You think, okay, bargain! When you're next in the store, you buy the new bacon, it's not bad and discover the loyalty bonus is going to apply for several weeks. You get in the habit of buying the more expensive bacon and probably don't even notice when the loyalty points offer ends. And in a month or two, you probably won't notice the gradual hike in price either.
One of the dream customers for supermarkets is a family of four or five, mother does the shopping, father holds down a well-paid job and they have two or three teenage children (preferably girls). You're talking a weekly spend well in excess of £100 and usually around £150, faddish eating, lots of distractions for mum while she's shopping (so she doesn't notice the price of lots of things), and lots of very targeted marketing. Get her to spend an extra 2 to 5 per cent a week and she'll barely notice it, but multiply that weekly shop by all the similarly profiled people and then by 52 weeks and you have a nice little boost in sales and profits.
It's why T***o started stocking bird feeders and seed. When they analysed the data from loyalty cards, they found that a hard core of serious organic buyers would also buy feeders and seed when they were available. So green, bird-friendly people became another niche market to be exploited. If you don't see bird feeders on the shelves, then you know you're not living in an area where people buy much in the way of organic food!
Loyalty cards are also about segregation. I can't remember the exact figures but about one in five supermarket customers deliver 80% of the retailers' profits. So, like the banks that charge you fees (or reduce your interest) if you deposit less than £1500-1800 a month, the retailers reward their target customers and actively exclude the others.
We, for instance, are what is known as cherry-pickers. We're very focused, work to a tight budget, ignore most of the premium lines and tend to buy the most cost-effective staples. (I'll leave out the Free Trade and organic stuff that we do buy to keep things simple.)
To push people like us out, the retailer will increase the price of own-brand staples (yes, I've mentioned that this has happened up here), reduce their stock of staples (yes, they've done this too), or put the sort of items we buy in obscure places with minimal customer exposure (yes, done this, too).
So, the basic staple lines of lentils, rice, split peas, etc are stocked in small amounts and tucked away between other items. But, at the end of the aisles is a big display of premium packaged staples - rice, lentils, split peas etc - that are marketed as healthy, whole-food eating and at significantly more expensive prices.
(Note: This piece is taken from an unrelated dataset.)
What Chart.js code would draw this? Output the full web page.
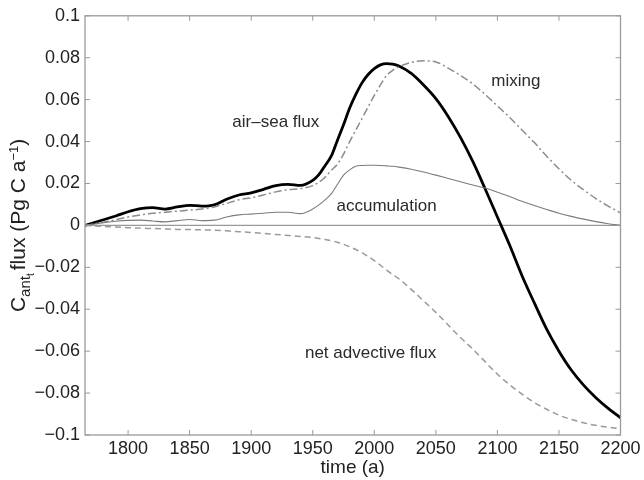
<!DOCTYPE html>
<html>
<head>
<meta charset="utf-8">
<script src="https://cdn.jsdelivr.net/npm/chart.js@4.4.1/dist/chart.umd.min.js"></script>
<style>
  body { margin: 0; background: #fff; }
  canvas { display: block; }
</style>
</head>
<body>
<canvas id="chart" width="644" height="480"></canvas>
<script>
// values (Pg C per year)
const years = [1765, 1780, 1790, 1800, 1810, 1820, 1830, 1840, 1850, 1860, 1870, 1880, 1890,
  1900, 1910, 1920, 1930, 1940, 1950, 1955, 1960, 1965, 1970, 1975, 1980, 1985, 1990, 1995,
  2000, 2005, 2010, 2015, 2020, 2030, 2040, 2050, 2060, 2070, 2080, 2090, 2100, 2110, 2120,
  2130, 2140, 2150, 2160, 2170, 2180, 2190, 2200];

const airSea = [0, 0.0027, 0.0045, 0.0065, 0.0080, 0.0085, 0.0078, 0.0088, 0.0096, 0.0092, 0.0098,
  0.0125, 0.0145, 0.0155, 0.0172, 0.0190, 0.0196, 0.0191, 0.0215, 0.0242, 0.0285, 0.0330,
  0.0405, 0.0480, 0.0560, 0.0625, 0.0680, 0.0720, 0.0748, 0.0766, 0.0772, 0.0770, 0.0760,
  0.0725, 0.0670, 0.0605, 0.0520, 0.0420, 0.0305, 0.0175, 0.0040, -0.0095, -0.0240, -0.0370,
  -0.0495, -0.0600, -0.0690, -0.0762, -0.0822, -0.0873, -0.0918];

const mixing = [0, 0.0015, 0.0027, 0.0040, 0.0050, 0.0058, 0.0063, 0.0068, 0.0073, 0.0078, 0.0088,
  0.0105, 0.0122, 0.0132, 0.0145, 0.0160, 0.0170, 0.0175, 0.0190, 0.0206, 0.0230, 0.0262,
  0.0292, 0.0340, 0.0400, 0.0455, 0.0510, 0.0565, 0.0620, 0.0670, 0.0715, 0.0740, 0.0757,
  0.0778, 0.0785, 0.0780, 0.0750, 0.0715, 0.0675, 0.0625, 0.0570, 0.0515, 0.0455, 0.0395,
  0.0330, 0.0270, 0.0215, 0.0170, 0.0128, 0.0092, 0.0060];

const accumulation = [0, 0.0013, 0.0020, 0.0024, 0.0025, 0.0021, 0.0017, 0.0023, 0.0028, 0.0023,
  0.0025, 0.0040, 0.0050, 0.0054, 0.0058, 0.0063, 0.0063, 0.0056, 0.0078, 0.0098, 0.0122,
  0.0150, 0.0195, 0.0240, 0.0265, 0.0282, 0.0286, 0.0287, 0.0287, 0.0286, 0.0284, 0.0282,
  0.0278, 0.0268, 0.0255, 0.0240, 0.0224, 0.0208, 0.0193, 0.0178, 0.0158, 0.0138, 0.0115,
  0.0095, 0.0076, 0.0058, 0.0043, 0.0030, 0.0018, 0.0008, 0];

const netAdvective = [0, -0.0005, -0.0008, -0.0011, -0.0013, -0.0015, -0.0017, -0.0019, -0.0020,
  -0.0021, -0.0023, -0.0026, -0.0030, -0.0034, -0.0038, -0.0043, -0.0048, -0.0053, -0.0058,
  -0.0062, -0.0067, -0.0073, -0.0080, -0.0090, -0.0102, -0.0115, -0.0130, -0.0148, -0.0168,
  -0.0190, -0.0213, -0.0235, -0.0255, -0.0305, -0.0360, -0.0415, -0.0475, -0.0535, -0.0590,
  -0.0650, -0.0710, -0.0760, -0.0805, -0.0845, -0.0877, -0.0905, -0.0926, -0.0942, -0.0954,
  -0.0963, -0.0970];

const xTicks = [1800, 1850, 1900, 1950, 2000, 2050, 2100, 2150, 2200];
const yTicks = [-0.1, -0.08, -0.06, -0.04, -0.02, 0, 0.02, 0.04, 0.06, 0.08, 0.1];

// curve names written in the plot, anchored in data units
const curveNames = [
  { text: "air\u2013sea flux", x: 1920, y: 0.047 },
  { text: "mixing", x: 2115, y: 0.0663 },
  { text: "accumulation", x: 2010, y: 0.0069 },
  { text: "net advective flux", x: 1997, y: -0.0633 },
];

const FONT = '"Liberation Sans", Arial, Helvetica, sans-serif';
const pts = vals => years.map((x, i) => ({ x, y: vals[i] }));

function line(vals, color, width, dash) {
  return {
    data: pts(vals),
    borderColor: color,
    borderWidth: width,
    borderDash: dash || [],
    pointRadius: 0,
    fill: false,
    cubicInterpolationMode: "monotone",
  };
}

// draw "C_{ant_t} flux (Pg C a^{-1})" rotated, centred on the plot
function drawYTitle(ctx, area) {
  const parts = [
    { t: "C", size: 21, dy: 0 },
    { t: "ant", size: 15, dy: 5 },
    { t: "t", size: 10, dy: 9, noAdvance: true },
    { t: " flux (Pg C a", size: 21, dy: 0 },
    { t: "\u22121", size: 13, dy: -7 },
    { t: ")", size: 21, dy: 0 },
  ];
  let total = 0;
  parts.forEach(p => {
    ctx.font = p.size + "px " + FONT;
    p.w = ctx.measureText(p.t).width;
    if (!p.noAdvance) total += p.w;
  });
  ctx.save();
  ctx.translate(25, (area.top + area.bottom) / 2 + total / 2);
  ctx.rotate(-Math.PI / 2);
  ctx.fillStyle = "#222";
  ctx.textBaseline = "alphabetic";
  ctx.textAlign = "left";
  let x = 0;
  parts.forEach(p => {
    ctx.font = p.size + "px " + FONT;
    ctx.fillText(p.t, x, p.dy);
    if (!p.noAdvance) x += p.w;
  });
  ctx.restore();
}

const frame = {
  id: "frame",
  beforeDatasetsDraw(chart) {
    const { ctx, chartArea: a, scales: { y } } = chart;
    const y0 = y.getPixelForValue(0);
    ctx.save();
    ctx.strokeStyle = "#999";
    ctx.lineWidth = 1.2;
    ctx.beginPath();
    ctx.moveTo(a.left, y0);
    ctx.lineTo(a.right, y0);
    ctx.stroke();
    ctx.restore();
  },
  afterDatasetsDraw(chart) {
    const { ctx, chartArea: a, scales: { x, y } } = chart;
    ctx.save();
    ctx.strokeStyle = "#9a9a9a";
    ctx.lineWidth = 1.3;
    ctx.strokeRect(a.left, a.top, a.right - a.left, a.bottom - a.top);
    ctx.lineWidth = 1;
    ctx.beginPath();
    xTicks.forEach(v => {
      const px = x.getPixelForValue(v);
      ctx.moveTo(px, a.bottom); ctx.lineTo(px, a.bottom - 5);
      ctx.moveTo(px, a.top); ctx.lineTo(px, a.top + 5);
    });
    yTicks.forEach(v => {
      const py = y.getPixelForValue(v);
      ctx.moveTo(a.left, py); ctx.lineTo(a.left + 5, py);
      ctx.moveTo(a.right, py); ctx.lineTo(a.right - 5, py);
    });
    ctx.stroke();

    ctx.fillStyle = "#2a2a2a";
    ctx.font = "17px " + FONT;
    ctx.textAlign = "center";
    ctx.textBaseline = "alphabetic";
    curveNames.forEach(n => {
      ctx.fillText(n.text, x.getPixelForValue(n.x), y.getPixelForValue(n.y));
    });
    ctx.restore();
    drawYTitle(ctx, a);
  },
};

new Chart(document.getElementById("chart"), {
  type: "line",
  data: {
    datasets: [
      line(netAdvective, "#9a9a9a", 1.5, [6, 4]),
      line(accumulation, "#7c7c7c", 1.1),
      line(mixing, "#8c8c8c", 1.5, [8, 3, 2, 3]),
      line(airSea, "#000", 2.8),
    ],
  },
  options: {
    responsive: false,
    animation: false,
    layout: { padding: { top: 13, right: 23.5, left: 0, bottom: 0 } },
    plugins: { legend: { display: false }, tooltip: { enabled: false } },
    scales: {
      x: {
        type: "linear",
        min: 1765,
        max: 2200,
        afterBuildTicks: s => { s.ticks = xTicks.map(v => ({ value: v })); },
        afterFit: s => { s.height = 45; },
        grid: { drawOnChartArea: false, drawTicks: false },
        border: { display: false },
        ticks: {
          font: { size: 18, family: FONT },
          color: "#222",
          padding: 3,
          maxRotation: 0,
          callback: v => String(v),
        },
        title: { display: true, text: "time (a)", font: { size: 19, family: FONT }, color: "#222", padding: { top: 0, bottom: 1 } },
      },
      y: {
        min: -0.1,
        max: 0.1,
        afterBuildTicks: s => { s.ticks = yTicks.map(v => ({ value: v })); },
        afterFit: s => { s.width = 85; },
        grid: { drawOnChartArea: false, drawTicks: false },
        border: { display: false },
        ticks: {
          font: { size: 18, family: FONT },
          color: "#222",
          padding: 5,
          callback: v => String(Math.round(v * 100) / 100).replace("-", "\u2212"),
        },
      },
    },
  },
  plugins: [frame],
});
</script>
</body>
</html>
The supermarkets say it's not about social exclusion. They say it's focusing on the most profitable customers. Ha!
Loyalty cards are also used for finding new markets, managing the stocking of fresh and perishable foods, testing new aisle layouts and displays, grooming customers to buy more high-profit lines, and testing price rises.
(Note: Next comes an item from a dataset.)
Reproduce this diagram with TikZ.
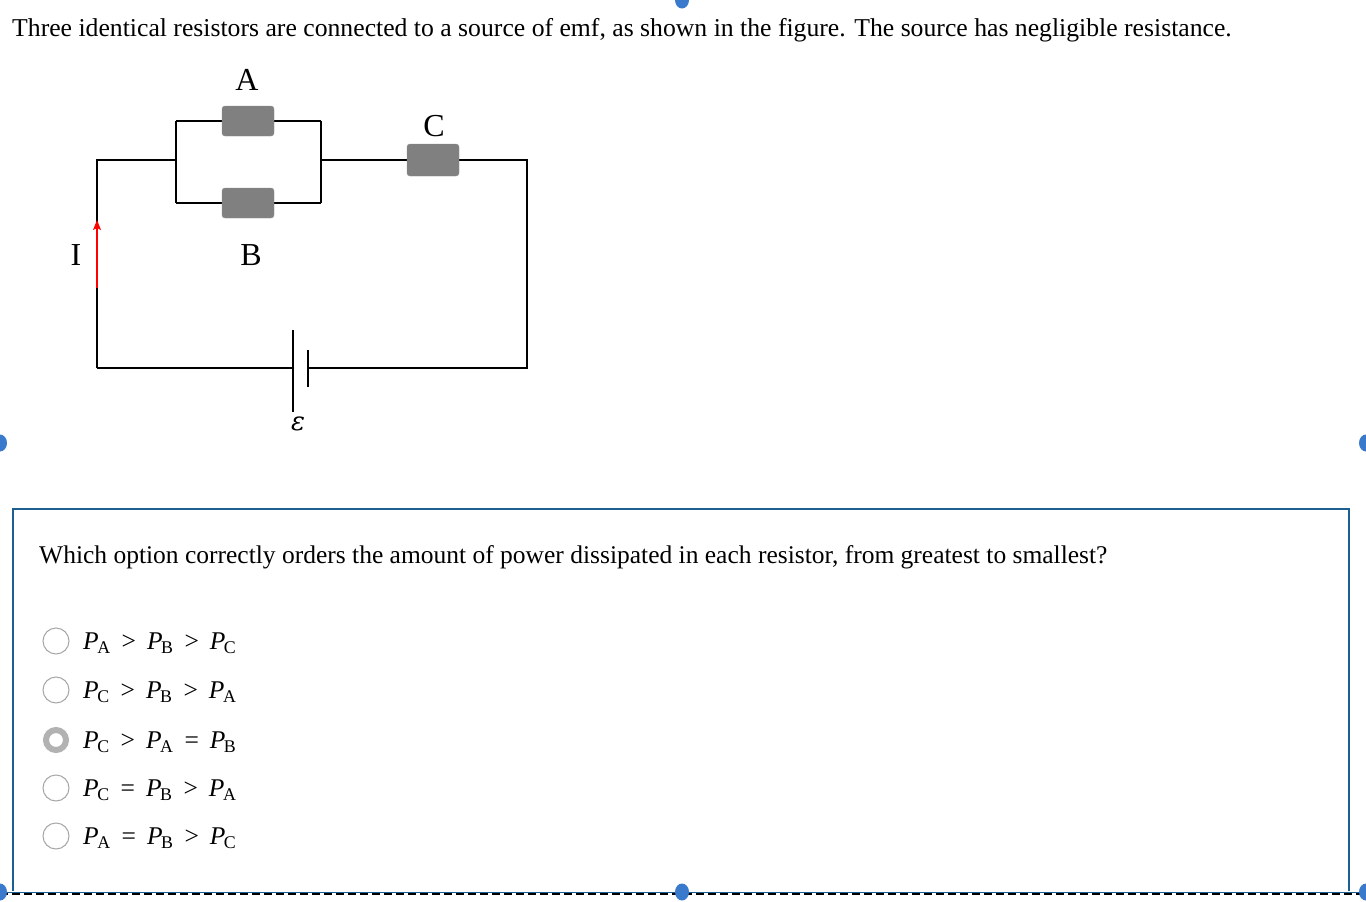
\documentclass[tikz,border=0pt]{standalone}
\usepackage{fontspec}
\setmainfont{Liberation Serif}
\usetikzlibrary{arrows.meta,shapes.geometric}
\definecolor{resgray}{RGB}{128,128,128}
\definecolor{boxblue}{RGB}{30,95,145}
\definecolor{handle}{RGB}{58,122,204}
\newcommand{\Pv}[1]{\textit{P}\textsubscript{\kern-1.5pt#1}}
\newcommand{\gtr}{\kern11pt>\kern11pt}
\newcommand{\eqq}{\kern11pt=\kern11pt}
\begin{document}
\begin{tikzpicture}[x=1pt,y=-1pt,
  wire/.style={line width=1.8pt,black},
  res/.style={draw=resgray!90,fill=resgray,rounded corners=3pt,minimum width=52pt,minimum height=30pt,inner sep=0},
  lbl/.style={font=\fontsize{32}{32}\selectfont,inner sep=0},
  opt/.style={font=\fontsize{25.5}{25.5}\selectfont,anchor=west,inner sep=0},
  radio/.style={draw=gray!70,line width=1pt,fill=white,circle,minimum size=26pt,inner sep=0},
  dot/.style={fill=handle,ellipse,inner sep=0,minimum width=14pt,minimum height=17pt}]
\useasboundingbox (0,0) rectangle (1366,902);
\node[font=\fontsize{25.7}{25.7}\selectfont,anchor=west,inner sep=0] (title) at (12,30) {Three identical resistors are connected to a source of emf, as shown in the figure. The source has negligible resistance.};
% circuit
\coordinate (tl) at (97,160); \coordinate (bl) at (97,368);
\coordinate (jl) at (176,160); \coordinate (jr) at (321,160);
\coordinate (tr) at (527,160); \coordinate (br) at (527,368);
\draw[wire] (bl) -- (tl) -- (jl);
\draw[wire] (176,121) -- (176,203);
\draw[wire] (321,121) -- (321,203);
\draw[wire] (176,121) -- (321,121);
\draw[wire] (176,203) -- (321,203);
\draw[wire] (jr) -- (tr) -- (br) -- (308,368);
\draw[wire] (bl) -- (293,368);
\draw[line width=2.4pt] (293,330) -- (293,412);
\draw[line width=2.4pt] (308,350) -- (308,387);
\node[res] (A) at (248,121) {};
\node[res] (B) at (248,203) {};
\node[res,minimum height=32pt] (C) at (433,160) {};
\draw[red,line width=1.8pt] (97,288) -- (97,228);
\fill[red] (97,220) -- (101,230) -- (97,228) -- (93,230) -- cycle;
\node[lbl] (lA) at (247,80) {A};
\node[lbl] (lB) at (251,255) {B};
\node[lbl] (lC) at (434,126) {C};
\node[lbl] (lI) at (76,255) {I};
\node[font=\fontsize{26}{26}\selectfont\itshape,inner sep=0] (eps) at (298,424) {\fontspec{DejaVu Serif}\itshape ε};
% box
\draw[color=boxblue,line width=1.2pt] (13,891) -- (13,509) -- (1349,509) -- (1349,891);
\draw[color=boxblue,line width=1pt] (0,892) -- (1366,892);
\draw[black,line width=1.6pt,dash pattern=on 8pt off 4pt] (0,894) -- (1366,894);
\node[font=\fontsize{25.5}{25.5}\selectfont,anchor=west,inner sep=0] (q) at (39,557) {Which option correctly orders the amount of power dissipated in each resistor, from greatest to smallest?};
\node[radio] (r1) at (56,641) {};
\node[radio] (r2) at (56,690) {};
\node[circle,draw=gray!60,line width=6pt,fill=white,minimum size=20pt,inner sep=0] (r3) at (56,740) {};
\node[radio] (r4) at (56,788) {};
\node[radio] (r5) at (56,836) {};
\node[opt] (o1) at (83,643) {\Pv{A}\gtr\Pv{B}\gtr\Pv{C}};
\node[opt] (o2) at (83,692) {\Pv{C}\gtr\Pv{B}\gtr\Pv{A}};
\node[opt] (o3) at (83,742) {\Pv{C}\gtr\Pv{A}\eqq\Pv{B}};
\node[opt] (o4) at (83,790) {\Pv{C}\eqq\Pv{B}\gtr\Pv{A}};
\node[opt] (o5) at (83,838) {\Pv{A}\eqq\Pv{B}\gtr\Pv{C}};
% handles
\node[dot] (d1) at (682,0) {};
\node[dot] (d2) at (0,443) {};
\node[dot] (d3) at (1366,443) {};
\node[dot] (d4) at (0,892) {};
\node[dot] (d5) at (682,892) {};
\node[dot] (d6) at (1366,892) {};
\end{tikzpicture}
\end{document}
What happens with price rises is that the supermarket will hike the price up on a range and look for changes in buying patterns. If people continue buying the price-hiked item, then the price stays up.
If people shift to a different item, then either its price can go up too or the original item can be shifted to a special offer - which is actually higher than the original price. If that doesn't work and the store needs to clear stock before starting again, then you'll find a bogof offered.
Going back to the dream family I mentioned earlier, the aim for the supermarket will be to use their personal data profile to get them shopping frequently, to respond directly to offers, and to impulse buy as much as possible. In doing so, they've moved from being loyal customers to being addicted customers.
And if you think that's intrusive, then you should also be aware that while companies do not share your personal profiles with each other, they do share the analysis of your profile.
This means that by comparing your profile analysis across several loyalty cards, companies can target potential customers and target them with offers designed to draw them away from other companies.
The end result is that big business has huge amounts of data stored on vast swathes of the population - in many cases, much more information than is held by the government or its agencies. And people have volunteered it!
And it could go further if the US example is anything to go by. Police and security agencies have been accessing loyalty card databases to identify potential terrorists through profiling techniques.
As the authorities identify terrorists, they profile their entire lives including their shopping (and reading) habits. These are then cross-referenced to retailer databases (access is gained either voluntarily or via warrants) and then used to identify potential "terrorists". So, if you eat a lot of Middle Eastern food, then you can expect to come under scrutiny.
The reason I mentioned reading is that libraries also track what you've borrowed and when. So when it turns out you've been reading about the Middle East (or reading the Koran), buying Middle Eastern food, travelling through or into areas which contain potential "targets" and your phone records show you've been calling people with Middle Eastern names, then the authorities start assuming you're a potential threat.
This may appear to have taken us away from loyalty cards, but stick with me for a second or two more.
The fear of terrorism combined with the fear of crime, then assists the supermarkets in taking their loyalty card surveillance and analysis to the next level - RFID chips.
These are already being rolled out in the UK as a security measure - to stop people stealing razor blades for example. To make things safer for us, retailers plan to put these chips on everything they sell - which is convenient for them as it adds an extra level of data to mine.
The aim is to have the RFID chips not on the packaging - which could be discarded by thieves - but in the item itself (in the label on a pair of jeans for example). This would enable the companies to see what you wear and when, and even have a fair idea of where you bought it.
And even if there is pressure to have the RFID chip disabled at the checkout, they can still use them to follow you through the store as you do the shopping - to see what path you take, where you stop, what you look at, what you pick up and reject, etc.
And so it goes on and on. If you've stuck with me so far, then hopefully you've learned to be a little more wary - even if you don't want to go as far as we do and not have a single loyalty card and only ever pay in cash.